With the way every site is these days, removing adblock is worse than not functioning
You made me proud of myself! I have left all three!
They better watch out. There are dozens of us. Dozens!
I shamefully still use chrome for work hehe
I cannot leave Twitter as I never used it.
Browsers at least, unlike social networks, don’t benefit from networking effects. How many people use a specific browser doesn’t directly affect the usefulness of that browser, as users of different browsers can interact with each other to the same degree as users of the same browser. For now at least, as Google’s Web Integrity API could obviously change that if websites start to require and some browser are unable or unwilling to provide it.
Thats a great point and something to consider.
True. I MUST use Edge at work and honestly, its fine. Its not some radical departure from Firefox, i dont have to think too hard about the differences.

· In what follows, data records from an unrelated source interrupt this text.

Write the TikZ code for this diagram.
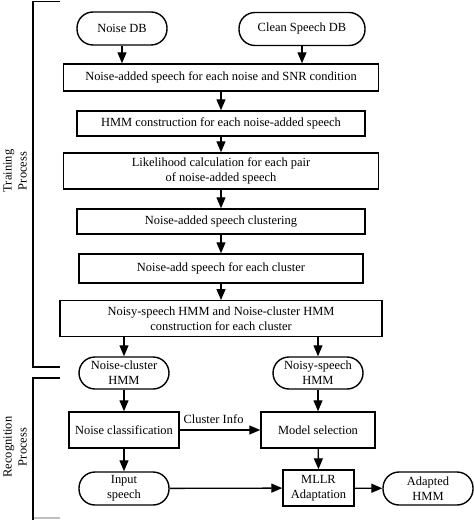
\documentclass[tikz,border=0pt]{standalone}
\usepackage{fontspec}
\setmainfont{Liberation Serif}
\usetikzlibrary{arrows.meta,positioning}
\begin{document}
\begin{tikzpicture}[x=1bp,y=-1bp,
  every node/.style={font=\fontsize{12.5}{15}\selectfont},
  box/.style={draw, line width=1.4bp, inner sep=0pt, align=center},
  term/.style={box, rounded corners=16bp, minimum width=90bp, minimum height=33bp},
  arr/.style={-{Triangle[length=11bp,width=9bp]}, line width=1.3bp},
  brk/.style={line width=1.5bp}]
\useasboundingbox (0,0) rectangle (474,520);
% nodes
\node[term] (ndb) at (122,28.5) {Noise DB};
\node[term, minimum width=126bp] (cdb) at (302,29) {Clean Speech DB};
\node[box, minimum width=315bp, minimum height=27bp] (b1) at (221,77.5) {Noise-added speech for each noise and SNR condition};
\node[box, minimum width=288bp, minimum height=25bp] (b2) at (221,123.5) {HMM construction for each noise-added speech};
\node[box, minimum width=315bp, minimum height=36bp] (b3) at (221,171) {Likelihood calculation for each pair\\of noise-added speech};
\node[box, minimum width=288bp, minimum height=25bp] (b4) at (221,221.5) {Noise-added speech clustering};
\node[box, minimum width=284bp, minimum height=29bp] (b5) at (221,268.5) {Noise-add speech for each cluster};
\node[box, minimum width=322bp, minimum height=36bp] (b6) at (221,318.7) {Noisy-speech HMM and Noise-cluster HMM\\construction for each cluster};
\node[term, minimum height=32bp] (nc) at (124,373) {Noise-cluster\\HMM};
\node[term, minimum height=32bp] (ns) at (318,373) {Noisy-speech\\HMM};
\node[box, minimum width=110bp, minimum height=36bp] (ncl) at (124,430) {Noise classification};
\node[box, minimum width=114bp, minimum height=36bp] (ms) at (318,430) {Model selection};
\node[term] (is) at (124,488.5) {Input\\speech};
\node[box, minimum width=71bp, minimum height=36bp] (ml) at (318.5,488) {MLLR\\Adaptation};
\node[term] (ah) at (428,488.5) {Adapted\\HMM};
% connectors
\draw[arr] (ndb) -- (ndb |- b1.north);
\draw[arr] (cdb) -- (cdb |- b1.north);
\draw[arr] (b1) -- (b2);
\draw[arr] (b2) -- (b3);
\draw[arr] (b3) -- (b4);
\draw[arr] (b4) -- (b5);
\draw[arr] (b5) -- (b6);
\draw[arr] (nc |- b6.south) -- (nc);
\draw[arr] (ns |- b6.south) -- (ns);
\draw[arr] (nc) -- (ncl);
\draw[arr] (ns) -- (ms);
\draw[arr] (ncl) -- node[above=2bp, pos=0.42] (ci) {Cluster Info} (ms);
\draw[arr] (ncl) -- (is);
\draw[arr] (ms) -- (ml.north);
\draw[arr] (is) -- (ml);
\draw[arr] (ml) -- (ah);
% brackets
\coordinate (t1) at (60,1.5);
\coordinate (t2) at (60,367);
\coordinate (r1) at (60,378);
\coordinate (r2) at (33,520);
\draw[brk] (t1) -- (33,1.5) -- (33,367) -- (t2);
\draw[brk] (r1) -- (33,378) -- (r2);
\draw[line width=1.5bp, black!25] (34,518) -- (60,518);
\node[rotate=90, align=center] (tp) at (15,171) {Training\\Process};
\node[rotate=90, align=center] (rp) at (15,447) {Recognition\\Process};
\end{tikzpicture}
\end{document}
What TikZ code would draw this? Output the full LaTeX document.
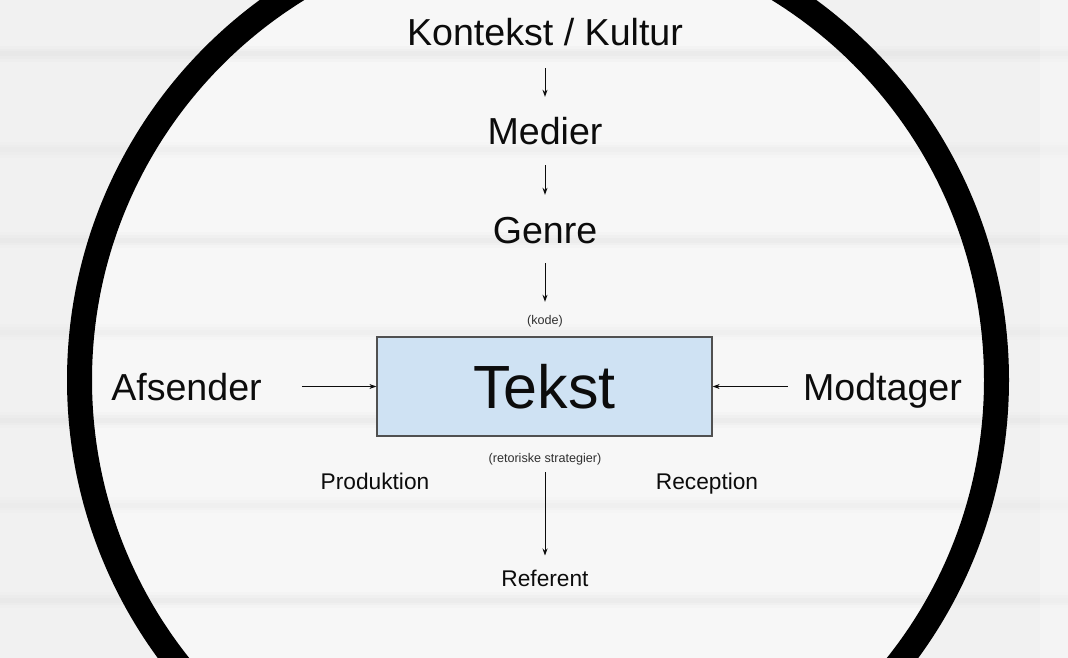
\documentclass[tikz,border=0pt]{standalone}
\usepackage{fontspec}
\setmainfont{Liberation Sans}
\usetikzlibrary{arrows.meta}
\definecolor{bg}{RGB}{241,241,241}
\definecolor{bginner}{RGB}{247,247,247}
\definecolor{band}{RGB}{222,222,222}
\definecolor{boxfill}{RGB}{207,226,243}
\definecolor{boxline}{RGB}{80,80,80}
\definecolor{ink}{RGB}{12,12,12}
\tikzset{
  big/.style={inner sep=0pt, anchor=base, font=\fontsize{37.6}{40}\selectfont, text height=27pt, text depth=0pt, text=ink},
  mid/.style={inner sep=0pt, anchor=base, font=\fontsize{22.7}{25}\selectfont, text height=16.3pt, text depth=0pt, text=ink},
  small/.style={inner sep=0pt, anchor=base, font=\fontsize{12.6}{14}\selectfont, text height=9pt, text depth=0pt, text=ink!85},
  textbox/.style={draw=boxline, line width=1.3pt, fill=boxfill, minimum width=335pt, minimum height=99pt, inner sep=0pt,
     font=\fontsize{61}{63}\selectfont, text height=43.5pt, text depth=0pt, text=ink},
  conn/.style={draw=ink, line width=0.9pt, -{Stealth[length=7pt,width=5pt]}},
}
\begin{document}
\begin{tikzpicture}[x=1pt,y=-1pt]
\useasboundingbox (0,0) rectangle (1068,658);
% background
\fill[bg] (0,0) rectangle (1068,658);
\fill[bginner] (538,380) circle (458);
\foreach \yy/\oo in {54/1, 150/0.5, 240/0.8, 332/0.5, 420/0.8, 505/0.6, 600/0.8}{
  \fill[band, opacity=0.12*\oo] (0,\yy-8) rectangle (1068,\yy+8);
  \fill[band, opacity=0.18*\oo] (0,\yy-5) rectangle (1068,\yy+5);
  \fill[band, opacity=0.22*\oo] (0,\yy-2.5) rectangle (1068,\yy+2.5);
}
\fill[white, opacity=0.25] (1040,0) rectangle (1068,658);
% big circle
\begin{scope}
\clip (0,0) rectangle (1068,658);
\draw[black, line width=25pt] (538,380) circle (458.5);
\end{scope}
% nodes
\node[big] (kk) at (545,46) {Kontekst / Kultur};
\node[big] (me) at (545,145) {Medier};
\node[big] (ge) at (545,243) {Genre};
\node[small] (ko) at (545,324) {(kode)};
\node[textbox] (tx) at (544.5,386.5) {Tekst};
\node[big] (af) at (186.5,400) {Afsender};
\node[big] (mo) at (882.5,400) {Modtager};
\node[small] (rs) at (545,462) {(retoriske strategier)};
\node[mid] (pr) at (375,489) {Produktion};
\node[mid] (re) at (707,489) {Reception};
\node[mid] (rf) at (545,586) {Referent};
% connectors
\draw[conn, shorten <=22pt, shorten >=21pt] (kk.south) -- (me.north);
\draw[conn, shorten <=20pt, shorten >=21pt] (me.south) -- (ge.north);
\draw[conn, shorten <=20pt, shorten >=13pt] (ge.south) -- (ko.north);
\draw[conn, shorten <=40pt] (af.east) -- (tx.west);
\draw[conn, shorten <=15pt] (mo.west) -- (tx.east);
\draw[conn, shorten <=10pt, shorten >=14pt] (rs.south) -- (rf.north);
\end{tikzpicture}
\end{document}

Pessimist, but most likely right
Google broke on Firefox for a while a day ago for me. Went to some other search engine.
Jumping from social media is hard.
Jumping from applications is not.
teamspeak became Skype which became discord.
And many of us did leave Reddit. I didn’t even leave because I cared about the protests or what Reddit was doing. I left because many posts were deleted, people left, subreddits became abandoned.
Lemmy became better than Reddit basically overnight.
It is a slow process, most will still use it, but it will be less and less as time passes.
Twitter is a different beast, most of the people you follow on twitter are only active in certain groups.
All we can do is inform them and focus on what we do, no need to be stuck on what others do.